Tosh Brown will be the first to admit that he has no business writing a cookbook.

“We were very careful to put ‘photography and commentary by Tosh Brown,’” he said with a smile. “These are not my recipes. There are a lot of people out there that know me that know that I’m not a very good cook. I wanted people to understand that these recipes are coming from some of the greatest cooks out there. They’re not mine. It was just my idea to chase them down and take pictures of them and interview them.”

In Grazing Across Texas: Rod, Gun & Ranch Cooking, Brown serves up a tribute to the culinary diversity that complements the state’s geographic expanse.

The book is divided into regional sections: Plains and Panhandle, Trans-Pecos, Hill Country, Brush Country, Gulf Coast, and East Texas.

In the Panhandle, Brown seeks out “big food for big appetites.” In West Texas, or the Trans-Pecos, he marvels at the region’s geographic “grandeur” and introduces a diverse assortment of food, including some Spanish and Anasazi Indian-inspired dishes. The Hill Country section features some of the region’s indigenous species as well as practical advice in “A Hunter’s Guide to Handling and Preparing Wild Game.”

Deer, quail, and dove play a predominant role in the Brush Country section, which includes Salado Seco Ranch in Spofford, Brown’s family’s ranch. With a nod to his family, Brown includes his sister Ellen McKeown’s cream cheese pastry recipe (she’s also the book’s food editor.)

Some of the finest photography in the book can be found in the Gulf Coast section, and Brown puts a personal touch on East Texas, briefly recounting a youth spent trapping “coons for spending money” and gigging “frogs on a date.”

Brown features the ranches, lodges, and restaurants of the regions with a brief history of the establishments and the stories of the people behind the recipes.

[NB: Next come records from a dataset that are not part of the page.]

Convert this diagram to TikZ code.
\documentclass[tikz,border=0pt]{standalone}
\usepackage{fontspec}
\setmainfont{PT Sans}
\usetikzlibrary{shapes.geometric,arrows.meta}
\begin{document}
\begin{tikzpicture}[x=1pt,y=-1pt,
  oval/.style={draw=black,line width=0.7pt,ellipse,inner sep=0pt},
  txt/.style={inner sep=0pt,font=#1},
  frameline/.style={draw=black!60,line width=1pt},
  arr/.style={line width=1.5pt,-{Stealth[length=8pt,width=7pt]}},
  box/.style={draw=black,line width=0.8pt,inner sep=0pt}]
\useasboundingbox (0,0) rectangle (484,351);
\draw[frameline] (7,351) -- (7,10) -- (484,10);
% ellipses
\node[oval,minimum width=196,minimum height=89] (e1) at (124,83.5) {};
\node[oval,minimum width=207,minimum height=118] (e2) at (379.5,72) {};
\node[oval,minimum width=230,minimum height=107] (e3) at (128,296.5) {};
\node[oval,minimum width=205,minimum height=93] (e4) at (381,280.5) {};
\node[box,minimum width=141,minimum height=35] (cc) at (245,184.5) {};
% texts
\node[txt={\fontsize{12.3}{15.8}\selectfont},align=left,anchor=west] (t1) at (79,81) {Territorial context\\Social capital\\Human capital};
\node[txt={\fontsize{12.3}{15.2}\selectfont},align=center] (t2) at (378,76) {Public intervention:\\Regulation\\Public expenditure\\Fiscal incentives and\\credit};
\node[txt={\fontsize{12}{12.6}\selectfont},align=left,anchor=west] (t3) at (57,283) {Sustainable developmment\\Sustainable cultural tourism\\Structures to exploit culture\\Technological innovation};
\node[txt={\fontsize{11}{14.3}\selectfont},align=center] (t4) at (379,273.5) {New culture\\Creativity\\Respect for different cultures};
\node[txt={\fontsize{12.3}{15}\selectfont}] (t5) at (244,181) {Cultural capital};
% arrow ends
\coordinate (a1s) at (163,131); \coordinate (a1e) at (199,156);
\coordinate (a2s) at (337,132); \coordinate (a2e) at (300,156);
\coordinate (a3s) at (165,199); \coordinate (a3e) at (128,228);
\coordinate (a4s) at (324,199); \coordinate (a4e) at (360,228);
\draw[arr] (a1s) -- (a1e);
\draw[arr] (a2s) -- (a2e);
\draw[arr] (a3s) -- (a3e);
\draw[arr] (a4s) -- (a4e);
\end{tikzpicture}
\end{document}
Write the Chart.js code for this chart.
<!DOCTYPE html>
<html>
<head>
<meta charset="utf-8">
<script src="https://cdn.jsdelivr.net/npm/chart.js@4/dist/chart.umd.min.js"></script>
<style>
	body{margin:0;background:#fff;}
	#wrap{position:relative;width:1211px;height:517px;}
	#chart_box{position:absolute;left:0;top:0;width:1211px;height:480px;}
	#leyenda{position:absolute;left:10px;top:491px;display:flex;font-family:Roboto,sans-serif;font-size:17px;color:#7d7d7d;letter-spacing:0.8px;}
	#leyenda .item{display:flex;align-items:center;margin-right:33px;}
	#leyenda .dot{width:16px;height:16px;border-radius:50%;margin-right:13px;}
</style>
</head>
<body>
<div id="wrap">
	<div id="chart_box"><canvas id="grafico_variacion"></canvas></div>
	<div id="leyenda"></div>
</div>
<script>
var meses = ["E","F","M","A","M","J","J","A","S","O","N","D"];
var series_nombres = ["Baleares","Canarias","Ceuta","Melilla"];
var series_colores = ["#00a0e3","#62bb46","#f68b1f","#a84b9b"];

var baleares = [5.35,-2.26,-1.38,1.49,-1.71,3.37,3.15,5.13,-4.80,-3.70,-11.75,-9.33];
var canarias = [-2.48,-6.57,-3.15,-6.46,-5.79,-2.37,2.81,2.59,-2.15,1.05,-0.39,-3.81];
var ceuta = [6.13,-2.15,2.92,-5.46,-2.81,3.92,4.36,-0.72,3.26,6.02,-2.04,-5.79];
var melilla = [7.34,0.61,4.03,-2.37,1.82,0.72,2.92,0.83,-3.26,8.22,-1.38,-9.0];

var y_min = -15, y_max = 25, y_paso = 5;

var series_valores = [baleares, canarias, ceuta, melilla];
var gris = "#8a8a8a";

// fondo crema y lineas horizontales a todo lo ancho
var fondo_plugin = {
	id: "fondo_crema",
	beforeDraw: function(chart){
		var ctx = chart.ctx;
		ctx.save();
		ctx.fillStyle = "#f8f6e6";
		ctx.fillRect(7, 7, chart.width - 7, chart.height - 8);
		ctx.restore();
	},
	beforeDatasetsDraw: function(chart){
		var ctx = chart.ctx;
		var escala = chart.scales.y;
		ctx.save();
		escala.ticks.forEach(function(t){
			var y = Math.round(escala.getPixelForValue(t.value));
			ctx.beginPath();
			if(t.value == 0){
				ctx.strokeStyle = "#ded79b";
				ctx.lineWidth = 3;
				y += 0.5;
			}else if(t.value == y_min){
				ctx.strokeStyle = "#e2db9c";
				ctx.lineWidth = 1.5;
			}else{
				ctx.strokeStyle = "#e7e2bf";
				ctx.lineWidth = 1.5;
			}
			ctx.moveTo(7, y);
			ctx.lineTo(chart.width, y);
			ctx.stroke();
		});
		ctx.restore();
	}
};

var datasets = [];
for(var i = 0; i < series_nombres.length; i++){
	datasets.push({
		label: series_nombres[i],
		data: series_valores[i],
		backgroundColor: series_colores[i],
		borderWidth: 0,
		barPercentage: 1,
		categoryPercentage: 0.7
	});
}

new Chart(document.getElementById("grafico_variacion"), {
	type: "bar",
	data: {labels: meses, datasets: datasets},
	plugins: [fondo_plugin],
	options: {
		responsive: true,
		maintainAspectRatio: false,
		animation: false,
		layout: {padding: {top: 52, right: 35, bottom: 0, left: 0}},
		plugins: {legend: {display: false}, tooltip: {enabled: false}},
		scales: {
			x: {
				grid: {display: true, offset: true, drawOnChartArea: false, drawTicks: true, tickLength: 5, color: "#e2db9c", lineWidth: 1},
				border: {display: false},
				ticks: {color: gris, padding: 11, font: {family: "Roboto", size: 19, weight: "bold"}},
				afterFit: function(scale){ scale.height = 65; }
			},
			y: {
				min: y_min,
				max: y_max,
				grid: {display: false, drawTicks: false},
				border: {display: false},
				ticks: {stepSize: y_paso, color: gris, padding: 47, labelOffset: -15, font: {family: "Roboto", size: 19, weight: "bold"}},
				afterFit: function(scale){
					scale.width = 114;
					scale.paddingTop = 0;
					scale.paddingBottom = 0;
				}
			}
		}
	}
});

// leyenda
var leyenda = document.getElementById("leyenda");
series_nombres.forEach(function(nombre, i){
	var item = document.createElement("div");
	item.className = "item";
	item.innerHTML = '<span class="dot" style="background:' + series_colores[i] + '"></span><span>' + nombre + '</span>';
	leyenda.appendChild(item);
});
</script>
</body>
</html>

Take the story of Jeff Blank, who started at the Beef & Bun Snack Bar at the Lakeway Inn on Lake Travis, and has established himself as one of the premier game and fish chefs in the world at Hudson’s on the Bend in Austin.

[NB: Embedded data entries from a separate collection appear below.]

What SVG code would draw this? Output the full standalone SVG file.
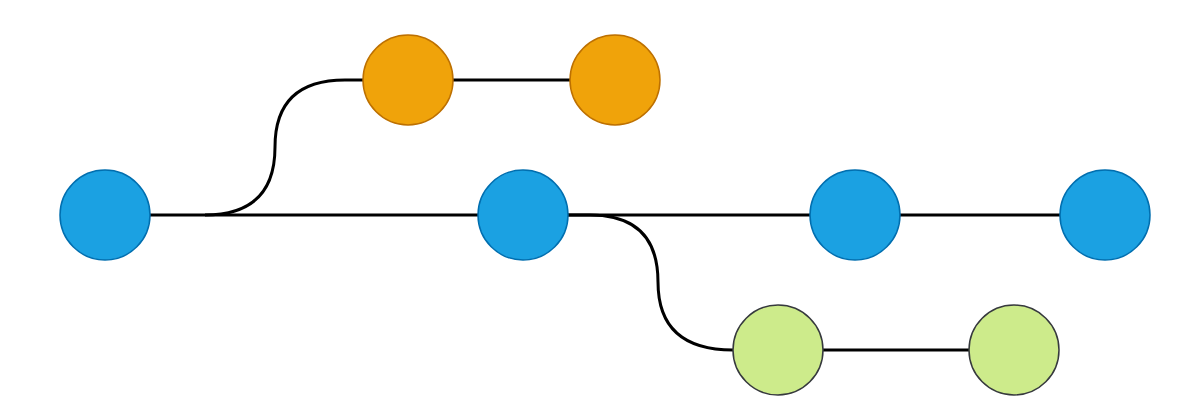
<svg xmlns="http://www.w3.org/2000/svg" width="1200" height="416" viewBox="0 0 1200 416">
<style>
.e{fill:none;stroke:#000;stroke-width:3}
.b{fill:#1ba1e2;stroke:#006eaf;stroke-width:1.5}
.o{fill:#f0a30a;stroke:#bd7000;stroke-width:1.5}
.g{fill:#cdeb8b;stroke:#36393d;stroke-width:1.5}
</style>
<rect width="1200" height="416" fill="#fff"/>
<g id="connectors">
<path class="e" d="M150,215 H1060"/>
<path class="e" d="M205,215 Q275,215 275,147 Q275,80 345,80 H570"/>
<path class="e" d="M568,215 H590 Q658,215 658,282 Q658,350 733,350 H970"/>
</g>
<g id="n1"><circle class="b" cx="105" cy="215" r="45"/></g>
<g id="n2"><circle class="b" cx="523" cy="215" r="45"/></g>
<g id="n3"><circle class="b" cx="855" cy="215" r="45"/></g>
<g id="n4"><circle class="b" cx="1105" cy="215" r="45"/></g>
<g id="o1"><circle class="o" cx="408" cy="80" r="45"/></g>
<g id="o2"><circle class="o" cx="615" cy="80" r="45"/></g>
<g id="g1"><circle class="g" cx="778" cy="350" r="45"/></g>
<g id="g2"><circle class="g" cx="1014" cy="350" r="45"/></g>
</svg>
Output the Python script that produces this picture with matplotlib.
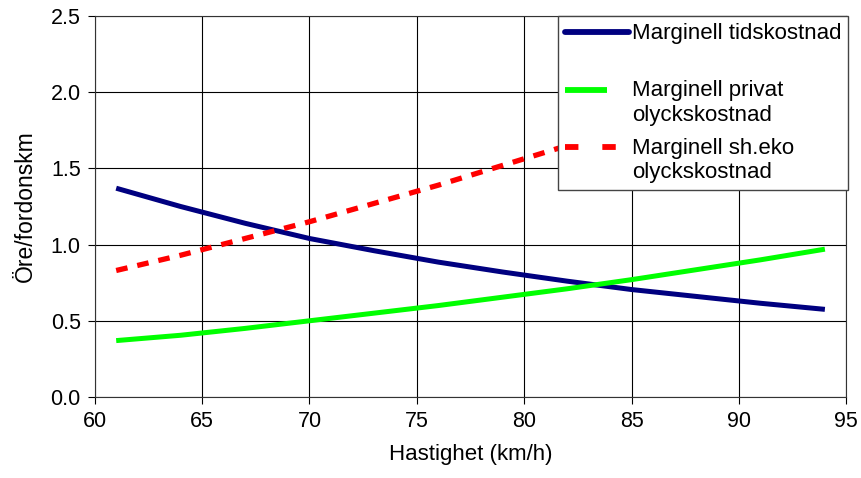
import matplotlib.pyplot as plt
import numpy as np
from matplotlib.lines import Line2D
from matplotlib.legend_handler import HandlerLine2D

plt.rcParams['font.family'] = ['Liberation Sans', 'DejaVu Sans']

# hastighet (km/h)
speed = [61, 64, 67, 70, 73, 76, 79, 82, 85, 88, 91, 94]
# öre/fordonskm
tidskostnad = [1.37, 1.25, 1.14, 1.04, 0.96, 0.885, 0.82, 0.76, 0.705, 0.66, 0.615, 0.575]
privat_olycks = [0.37, 0.405, 0.45, 0.50, 0.55, 0.60, 0.655, 0.71, 0.77, 0.835, 0.90, 0.97]
sheko_olycks = [0.83, 0.93, 1.04, 1.15, 1.27, 1.39, 1.52, 1.65, 1.79, 1.94, 2.09, 2.25]

labels = ['Marginell tidskostnad\n', 'Marginell privat\nolyckskostnad',
          'Marginell sh.eko\nolyckskostnad']


class FirstLineHandler(HandlerLine2D):
    # puts the legend line level with the first text line, like excel does
    def __init__(self, xfrac=1.0, **kw):
        super().__init__(**kw)
        self.xfrac = xfrac

    def create_artists(self, legend, orig_handle, xdescent, ydescent,
                       width, height, fontsize, trans):
        arts = super().create_artists(legend, orig_handle, xdescent, ydescent,
                                      width, height, fontsize, trans)
        for a in arts:
            x = np.asarray(a.get_xdata(), dtype=float)
            y = np.asarray(a.get_ydata(), dtype=float)
            a.set_xdata(x[0] + (x - x[0]) * self.xfrac)
            a.set_ydata(y + 0.6 * fontsize)
        return arts


fig = plt.figure(figsize=(8.61, 4.78), dpi=100)
ax = fig.add_axes([0.110, 0.1695, 0.873, 0.797])

ax.plot(speed, tidskostnad, color='#000080', lw=3.6, solid_capstyle='butt')
ax.plot(speed, privat_olycks, color='#00FF00', lw=3.6, solid_capstyle='butt')
ax.plot(speed, sheko_olycks, color='#FF0000', lw=3.8, linestyle=(0, (2.2, 1.9)),
        dash_capstyle='butt')

ax.set_xlim(60, 95)
ax.set_ylim(0, 2.5)
ax.set_xticks(np.arange(60, 96, 5))
ax.set_yticks(np.arange(0, 2.51, 0.5))
ax.yaxis.set_major_formatter(plt.FormatStrFormatter('%.1f'))
ax.grid(True, color='black', lw=0.8)
ax.set_axisbelow(True)
ax.tick_params(direction='out', length=5, width=0.8, labelsize=15.5, pad=5)
for s in ax.spines.values():
    s.set_color('#333333')
    s.set_linewidth(0.8)

ax.set_xlabel('Hastighet (km/h)', fontsize=16, labelpad=9)
ax.set_ylabel('Öre/fordonskm', fontsize=16.5, labelpad=10)

h_blue = Line2D([], [], color='#000080', lw=4.2, solid_capstyle='round')
h_green = Line2D([], [], color='#00FF00', lw=4.2, solid_capstyle='butt')
h_red = Line2D([], [], color='#FF0000', lw=4.2, linestyle=(0, (2.3, 4.1)),
               dash_capstyle='butt')

leg = fig.legend([h_blue, h_green, h_red], labels, loc='upper left',
                 bbox_to_anchor=(558 / 861, 1 - 16 / 478),
                 fontsize=16, frameon=True, fancybox=False, borderaxespad=0,
                 handlelength=2.9, handletextpad=0.12, labelspacing=0.56,
                 borderpad=0.3,
                 handler_map={h_blue: FirstLineHandler(1.0),
                              h_green: FirstLineHandler(0.66),
                              h_red: FirstLineHandler(1.0)})
leg.get_frame().set_edgecolor('#444444')
leg.get_frame().set_linewidth(1.0)
leg.get_frame().set_alpha(1)

plt.savefig('out.png', dpi=100)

“He’s a real innovator too with game and fish cooking,” Brown said. “The day Jeff called and said, ‘Yeah, I’d like to participate in this book,’ was a big day for us because at that point I could call other restaurants and other chefs and I could say, ‘I’ve got Jeff Blank.’”

Or there’s the story of Blas Gonzalez, who got his start as Blank’s “kitchen helper” at Hudson’s on the Bend in 1987. He worked as a dishwasher and prepped salads before contributing his own culinary skills to Blank’s restaurant. Gonzalez now runs Ocotillo Restaurant in Lajitas.

Though he’s a proficient storyteller and a practiced sportsman, Brown didn’t come naturally into writing and photography. For ten years he owned a travel agency that specialized in hunting and fishing trips. He acquired his photography experience by taking pictures for brochures. The sophistication of his work is apparent throughout Grazing Across Texas, despite his admission that he favors spontaneity over technical precision.

“Everything is emulating others, learning on the fly, being lucky, occasionally getting a good shot because something pops up in front of me,” Brown said.

In the book, he provides readers with an abundance of diverse photos that range from expansive landscape shots to more intimate shots of cooks, animals, restaurants, and lodges. The pictures complement a wide sampling of recipes that vary in style, taste, and complexity.

There are simple culinary staples like peach cobbler at U Ranch in Sterling City to the more challenging “Pig in the Ground,” which requires stuffing the body cavity of a pig with vegetables and cooking it for up to a full day in a pit of hot coals. That particular recipe comes from Johnny Hudman at Stasney’s Cook Ranch in Albany.

“We wanted to do a book that just about everybody could get something out of,” Brown said. “Anything you wrap in bacon and throw on a grill is going to taste good. We’ve got a few bacon-wrapped recipes that are easy and we have some things that are incredibly complex. There are a couple gumbo recipes that literally do take two days to prepare and you’ve got to do it in steps.”

Beyond the recipes, Brown said he hopes his book appeals to readers as an “anthology of Texas hunting, fishing, and cooking.”

“There’s genuinely some great cooking in there, some fantastic ideas and a great diversity of cooking,” he said. “I want people too to enjoy the view. I’m always going at a project like this thinking about the image and thinking about the shot and the view that this book is going to put forth, and I hope they’ll sit down and enjoy the photos. I hope they’ll find something interesting, a little bit of history that might catch their attention, laugh a little bit, and just kind of enjoy the ride.”